Right triangles are a special class of triangles that have one angle exactly equal to 90 degrees, called the right angle. The sides that form the right angle are known as the 'legs' of the triangle, while the side opposite the right angle is called the 'hypotenuse.' The hypotenuse is always the longest side of a right triangle.

The properties of right triangles are often studied in geometry due to their importance in various fields, including architecture, engineering, and physics. They also serve as the foundation for trigonometry, which is the study of the relationships between the angles and sides of triangles. Understanding right triangles is essential for solving problems that involve right-angled structures or components.
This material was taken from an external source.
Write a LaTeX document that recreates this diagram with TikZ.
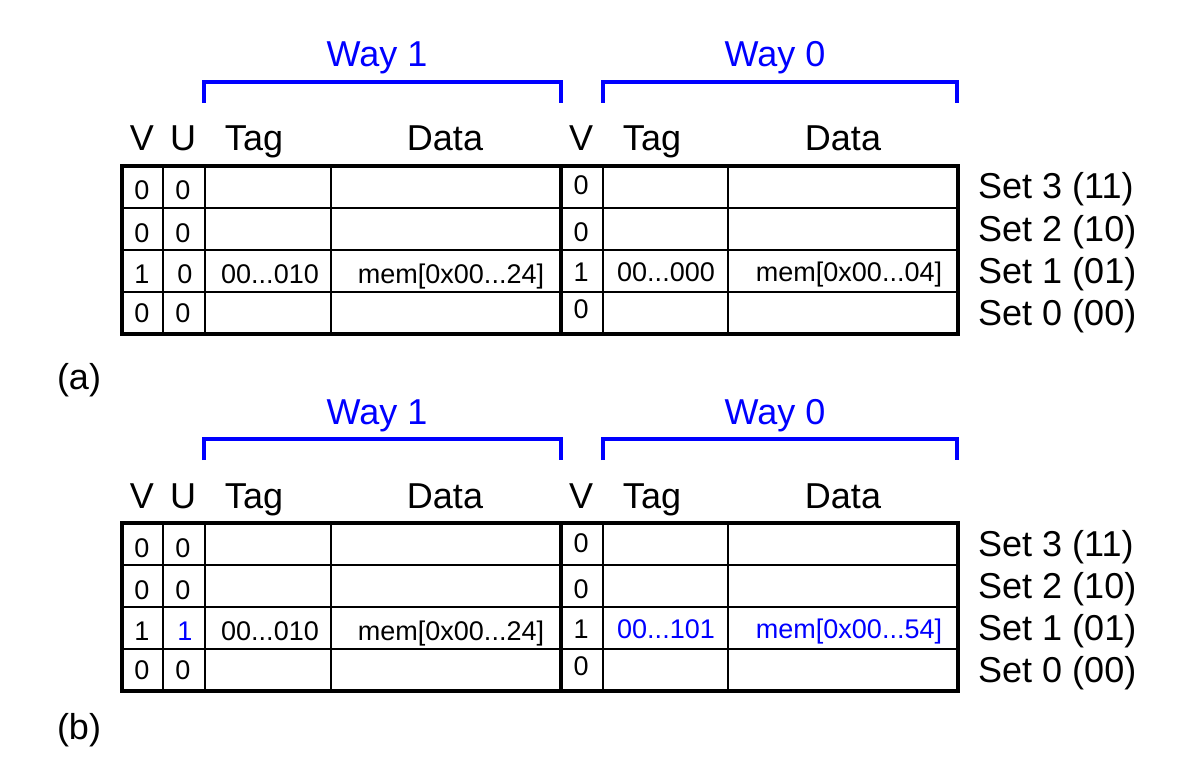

In the context of right triangles, the hypotenuse length is of particular interest because it connects the two legs at the right angle. To find the hypotenuse length, we utilize the Pythagorean theorem, which states that in a right triangle, the square of the hypotenuse (\(c^2\)) is equal to the sum of the squares of the other two sides (\(a^2 + b^2\)).
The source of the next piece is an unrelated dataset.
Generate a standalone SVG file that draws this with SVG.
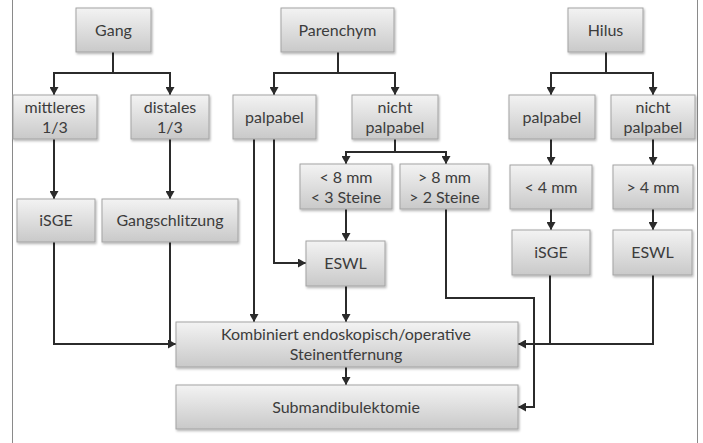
<svg xmlns="http://www.w3.org/2000/svg" width="703" height="443" viewBox="0 0 703 443">
<defs>
<linearGradient id="g" x1="0" y1="0" x2="0" y2="1">
<stop offset="0" stop-color="#f3f3f3"/>
<stop offset="1" stop-color="#c9c9c9"/>
</linearGradient>
<filter id="sh" x="-10%" y="-10%" width="130%" height="140%">
<feDropShadow dx="1" dy="1.5" stdDeviation="1" flood-color="#000" flood-opacity="0.3"/>
</filter>
<marker id="ar" markerUnits="userSpaceOnUse" markerWidth="9" markerHeight="9" refX="8" refY="4.5" orient="auto">
<path d="M0,0 L8,4.5 L0,9 z" fill="#2b2b2b"/>
</marker>
<style>
.b{fill:url(#g);stroke:#a3a3a3;stroke-width:1;filter:url(#sh)}
.t{font-family:Lato,"Open Sans","Liberation Sans",sans-serif;font-size:16px;fill:#3c3c3c;text-anchor:middle}
.c path{fill:none;stroke:#2b2b2b;stroke-width:2}
.c path.a{marker-end:url(#ar)}
.fr{stroke:#8a8a8a;stroke-width:1}
</style>
</defs>
<rect width="703" height="443" fill="#fff"/>
<line class="fr" x1="12.5" y1="0" x2="12.5" y2="443"/>
<line class="fr" x1="697.5" y1="0" x2="697.5" y2="443"/>

<g class="c" id="connectors">
<path class="a" d="M113,52 V73 H54 V95"/>
<path class="a" d="M113,73 H170 V95"/>
<path class="a" d="M338,52 V73 H274 V95"/>
<path class="a" d="M338,73 H395 V95"/>
<path class="a" d="M606,52 V73 H551 V95"/>
<path class="a" d="M606,73 H653 V95"/>
<path class="a" d="M395,139 V152 H346 V164"/>
<path class="a" d="M395,152 H446 V164"/>
<path class="a" d="M54,139 V199"/>
<path class="a" d="M170,139 V199"/>
<path class="a" d="M346,209 V241"/>
<path class="a" d="M274,139 V263 H306"/>
<path class="a" d="M254,139 V322"/>
<path class="a" d="M346,286 V322"/>
<path class="a" d="M54,242 V344 H176"/>
<path d="M170,242 V344"/>
<path class="a" d="M446,209 V298 H534 V407 H518"/>
<path class="a" d="M551,139 V165"/>
<path class="a" d="M551,209 V230"/>
<path class="a" d="M653,139 V165"/>
<path class="a" d="M653,209 V230"/>
<path d="M550,275 V344"/>
<path class="a" d="M653,275 V344 H518"/>
<path class="a" d="M346,367 V385"/>
</g>

<g id="gang"><rect class="b" x="76" y="8" width="75" height="44"/><text class="t" x="113.5" y="36">Gang</text></g>
<g id="parenchym"><rect class="b" x="281" y="8" width="113" height="44"/><text class="t" x="337.5" y="36">Parenchym</text></g>
<g id="hilus"><rect class="b" x="568" y="8" width="75" height="44"/><text class="t" x="605.5" y="36">Hilus</text></g>

<g id="mittleres"><rect class="b" x="13" y="95" width="84" height="44"/><text class="t" x="55" y="113">mittleres</text><text class="t" x="55" y="133">1/3</text></g>
<g id="distales"><rect class="b" x="131" y="95" width="78" height="44"/><text class="t" x="170" y="113">distales</text><text class="t" x="170" y="133">1/3</text></g>
<g id="palpabel1"><rect class="b" x="233" y="95" width="83" height="44"/><text class="t" x="274.5" y="123">palpabel</text></g>
<g id="nichtpalpabel1"><rect class="b" x="352" y="95" width="86" height="44"/><text class="t" x="395" y="113">nicht</text><text class="t" x="395" y="133">palpabel</text></g>
<g id="palpabel2"><rect class="b" x="509" y="95" width="86" height="44"/><text class="t" x="552" y="123">palpabel</text></g>
<g id="nichtpalpabel2"><rect class="b" x="611" y="95" width="84" height="44"/><text class="t" x="653" y="113">nicht</text><text class="t" x="653" y="133">palpabel</text></g>

<g id="lt8"><rect class="b" x="300" y="164" width="92" height="45"/><text class="t" x="346" y="183">&lt; 8 mm</text><text class="t" x="346" y="203">&lt; 3 Steine</text></g>
<g id="gt8"><rect class="b" x="400" y="164" width="89" height="45"/><text class="t" x="444.5" y="183">&gt; 8 mm</text><text class="t" x="444.5" y="203">&gt; 2 Steine</text></g>
<g id="lt4"><rect class="b" x="510" y="165" width="82" height="44"/><text class="t" x="551" y="193">&lt; 4 mm</text></g>
<g id="gt4"><rect class="b" x="613" y="165" width="80" height="44"/><text class="t" x="653" y="193">&gt; 4 mm</text></g>

<g id="isge1"><rect class="b" x="17" y="199" width="78" height="43"/><text class="t" x="56" y="226">iSGE</text></g>
<g id="gangschlitzung"><rect class="b" x="102" y="199" width="136" height="43"/><text class="t" x="170" y="226">Gangschlitzung</text></g>
<g id="eswl1"><rect class="b" x="306" y="241" width="79" height="45"/><text class="t" x="345.5" y="269">ESWL</text></g>
<g id="isge2"><rect class="b" x="512" y="230" width="78" height="45"/><text class="t" x="551" y="258">iSGE</text></g>
<g id="eswl2"><rect class="b" x="613" y="230" width="79" height="45"/><text class="t" x="652.5" y="258">ESWL</text></g>

<g id="kombiniert"><rect class="b" x="176" y="322" width="342" height="45"/><text class="t" x="346" y="340">Kombiniert endoskopisch/operative</text><text class="t" x="346" y="360">Steinentfernung</text></g>
<g id="submandibulektomie"><rect class="b" x="176" y="385" width="342" height="44"/><text class="t" x="346" y="413">Submandibulektomie</text></g>
</svg>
When given the lengths of the legs, calculating the hypotenuse length is a straightforward process: Square the lengths of both legs, add these values, and then find the square root of the sum to determine the length of the hypotenuse. For example, if the legs of a right triangle measure 4 and 3 units, the hypotenuse length is calculated as \(\sqrt{4^2 + 3^2} = \sqrt{16 + 9} = \sqrt{25} = 5\) units. It is essential for students to remember that the hypotenuse is always the side opposite the right angle and that the Pythagorean theorem only applies to right triangles.

The Pythagorean theorem often results in a quadratic equation, which is an equation of the form \(ax^2 + bx + c = 0\), where \(a\), \(b\), and \(c\) are constants, and \(a \eq 0\). In the context of finding the hypotenuse length, the quadratic equation takes the specific form \(x^2 = a^2 + b^2\), where \(x\) represents the hypotenuse length.
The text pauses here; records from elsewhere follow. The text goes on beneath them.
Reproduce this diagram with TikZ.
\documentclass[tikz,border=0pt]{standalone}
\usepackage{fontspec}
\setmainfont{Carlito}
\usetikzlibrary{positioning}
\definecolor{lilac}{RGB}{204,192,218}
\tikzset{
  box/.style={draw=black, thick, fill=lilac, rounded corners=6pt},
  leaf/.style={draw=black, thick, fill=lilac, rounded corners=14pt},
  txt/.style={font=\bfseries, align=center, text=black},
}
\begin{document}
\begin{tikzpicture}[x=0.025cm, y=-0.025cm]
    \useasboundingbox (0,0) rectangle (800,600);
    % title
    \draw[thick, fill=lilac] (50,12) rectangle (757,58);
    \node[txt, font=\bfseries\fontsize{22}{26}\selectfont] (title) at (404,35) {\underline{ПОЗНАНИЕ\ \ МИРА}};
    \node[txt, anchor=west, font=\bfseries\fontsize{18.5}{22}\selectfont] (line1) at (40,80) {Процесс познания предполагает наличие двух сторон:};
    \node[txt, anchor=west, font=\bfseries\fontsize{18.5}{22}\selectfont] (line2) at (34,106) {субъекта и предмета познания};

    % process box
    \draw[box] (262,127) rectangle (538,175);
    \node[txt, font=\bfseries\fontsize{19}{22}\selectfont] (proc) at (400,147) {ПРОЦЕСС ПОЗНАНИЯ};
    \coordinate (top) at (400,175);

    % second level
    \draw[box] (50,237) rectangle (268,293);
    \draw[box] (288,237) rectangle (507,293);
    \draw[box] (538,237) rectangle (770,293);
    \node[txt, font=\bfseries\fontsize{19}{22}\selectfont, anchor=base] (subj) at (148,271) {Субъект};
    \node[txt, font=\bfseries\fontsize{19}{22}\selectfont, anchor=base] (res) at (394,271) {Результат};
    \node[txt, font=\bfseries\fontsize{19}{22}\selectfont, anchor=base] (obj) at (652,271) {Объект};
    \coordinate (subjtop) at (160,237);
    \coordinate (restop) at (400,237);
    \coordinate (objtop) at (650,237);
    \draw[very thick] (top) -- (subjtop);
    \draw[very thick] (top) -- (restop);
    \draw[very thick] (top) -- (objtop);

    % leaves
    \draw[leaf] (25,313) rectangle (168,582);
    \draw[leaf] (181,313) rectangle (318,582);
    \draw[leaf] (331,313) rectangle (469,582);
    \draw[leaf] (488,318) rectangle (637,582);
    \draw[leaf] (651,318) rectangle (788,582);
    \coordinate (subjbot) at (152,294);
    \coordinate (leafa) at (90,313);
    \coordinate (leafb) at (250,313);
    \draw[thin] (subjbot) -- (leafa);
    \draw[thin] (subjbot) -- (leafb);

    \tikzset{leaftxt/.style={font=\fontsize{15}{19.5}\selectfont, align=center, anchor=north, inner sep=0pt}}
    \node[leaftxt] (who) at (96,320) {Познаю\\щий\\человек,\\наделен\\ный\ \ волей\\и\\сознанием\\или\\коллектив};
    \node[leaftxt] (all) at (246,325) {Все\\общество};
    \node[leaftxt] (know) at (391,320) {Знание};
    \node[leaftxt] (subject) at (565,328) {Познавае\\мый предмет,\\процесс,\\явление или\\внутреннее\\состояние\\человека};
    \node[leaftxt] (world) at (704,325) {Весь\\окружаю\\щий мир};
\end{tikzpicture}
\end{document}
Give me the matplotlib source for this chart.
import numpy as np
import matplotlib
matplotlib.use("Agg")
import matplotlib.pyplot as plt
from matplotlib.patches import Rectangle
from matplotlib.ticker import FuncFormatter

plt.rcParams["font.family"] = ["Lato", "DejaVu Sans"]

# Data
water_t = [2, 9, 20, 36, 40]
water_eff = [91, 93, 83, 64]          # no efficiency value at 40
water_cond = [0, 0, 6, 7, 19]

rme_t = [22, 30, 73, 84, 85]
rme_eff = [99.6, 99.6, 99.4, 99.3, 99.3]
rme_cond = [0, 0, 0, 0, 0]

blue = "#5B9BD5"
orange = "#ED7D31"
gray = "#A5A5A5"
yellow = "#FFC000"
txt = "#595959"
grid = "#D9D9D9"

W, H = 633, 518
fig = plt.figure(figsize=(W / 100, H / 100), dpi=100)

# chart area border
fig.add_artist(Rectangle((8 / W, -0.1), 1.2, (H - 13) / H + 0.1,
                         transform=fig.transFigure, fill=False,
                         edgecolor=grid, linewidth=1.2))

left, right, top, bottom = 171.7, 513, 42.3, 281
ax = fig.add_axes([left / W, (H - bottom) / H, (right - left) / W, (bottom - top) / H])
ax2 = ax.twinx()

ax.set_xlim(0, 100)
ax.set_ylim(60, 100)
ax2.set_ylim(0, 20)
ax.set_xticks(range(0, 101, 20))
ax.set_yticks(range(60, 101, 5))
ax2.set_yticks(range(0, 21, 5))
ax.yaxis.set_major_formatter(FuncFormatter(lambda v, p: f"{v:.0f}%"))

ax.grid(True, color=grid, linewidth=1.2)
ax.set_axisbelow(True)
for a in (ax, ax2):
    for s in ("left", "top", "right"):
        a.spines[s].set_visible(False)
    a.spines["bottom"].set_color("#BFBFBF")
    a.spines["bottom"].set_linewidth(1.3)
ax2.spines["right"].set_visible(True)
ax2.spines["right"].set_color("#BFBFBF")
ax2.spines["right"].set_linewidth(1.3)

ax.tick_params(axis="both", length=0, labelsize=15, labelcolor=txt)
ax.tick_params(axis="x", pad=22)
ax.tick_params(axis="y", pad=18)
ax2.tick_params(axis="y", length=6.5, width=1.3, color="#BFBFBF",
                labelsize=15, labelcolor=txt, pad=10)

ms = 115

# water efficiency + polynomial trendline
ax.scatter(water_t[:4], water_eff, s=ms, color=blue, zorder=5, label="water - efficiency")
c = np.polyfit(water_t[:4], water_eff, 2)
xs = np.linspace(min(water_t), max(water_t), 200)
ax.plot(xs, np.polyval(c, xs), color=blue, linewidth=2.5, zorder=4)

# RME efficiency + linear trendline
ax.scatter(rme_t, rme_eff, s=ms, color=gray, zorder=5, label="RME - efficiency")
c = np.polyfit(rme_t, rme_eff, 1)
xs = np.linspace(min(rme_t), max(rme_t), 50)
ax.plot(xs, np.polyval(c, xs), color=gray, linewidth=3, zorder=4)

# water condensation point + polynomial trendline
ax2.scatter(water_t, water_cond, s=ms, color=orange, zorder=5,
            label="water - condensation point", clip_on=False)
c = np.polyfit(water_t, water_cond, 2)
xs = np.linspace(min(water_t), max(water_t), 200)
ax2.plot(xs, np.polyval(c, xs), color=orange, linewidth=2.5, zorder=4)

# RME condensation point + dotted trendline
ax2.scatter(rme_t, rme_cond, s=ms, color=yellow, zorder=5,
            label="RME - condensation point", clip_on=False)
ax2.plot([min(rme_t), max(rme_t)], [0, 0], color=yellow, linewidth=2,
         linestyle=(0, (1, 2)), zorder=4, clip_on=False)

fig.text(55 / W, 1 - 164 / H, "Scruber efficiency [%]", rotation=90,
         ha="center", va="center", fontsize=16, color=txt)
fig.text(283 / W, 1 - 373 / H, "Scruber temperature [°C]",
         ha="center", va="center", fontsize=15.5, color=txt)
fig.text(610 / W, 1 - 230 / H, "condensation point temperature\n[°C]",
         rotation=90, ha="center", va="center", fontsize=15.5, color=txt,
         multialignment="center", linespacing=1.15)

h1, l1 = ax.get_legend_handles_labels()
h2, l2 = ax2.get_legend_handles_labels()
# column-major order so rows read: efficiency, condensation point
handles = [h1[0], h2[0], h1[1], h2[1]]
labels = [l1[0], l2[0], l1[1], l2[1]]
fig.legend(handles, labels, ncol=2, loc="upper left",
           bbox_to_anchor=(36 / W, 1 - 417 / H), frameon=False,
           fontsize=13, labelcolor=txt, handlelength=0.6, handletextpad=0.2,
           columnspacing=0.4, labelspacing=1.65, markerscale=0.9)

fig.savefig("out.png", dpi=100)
To solve such an equation, students typically rearrange it to \(x^2 - (a^2 + b^2) = 0\) and then find the roots. When \(a\) and \(b\) are positive real numbers, the equation will have a unique positive real solution for the hypotenuse length, x. This is because the square root of a positive number is also positive in the context of a right triangle.

In our exercise example, \(c^2 = 4^2 + 3^2\) simplifies to \(c^2 = 25\), which is a quadratic equation. By taking square roots, \(c = \pm \sqrt{25}\), but since we are dealing with a length, we only consider the positive root, \(c = 5\). It's crucial for learners to be able to recognize the connection between the Pythagorean theorem and quadratic equations and to use this relationship to solve for missing sides in right triangles.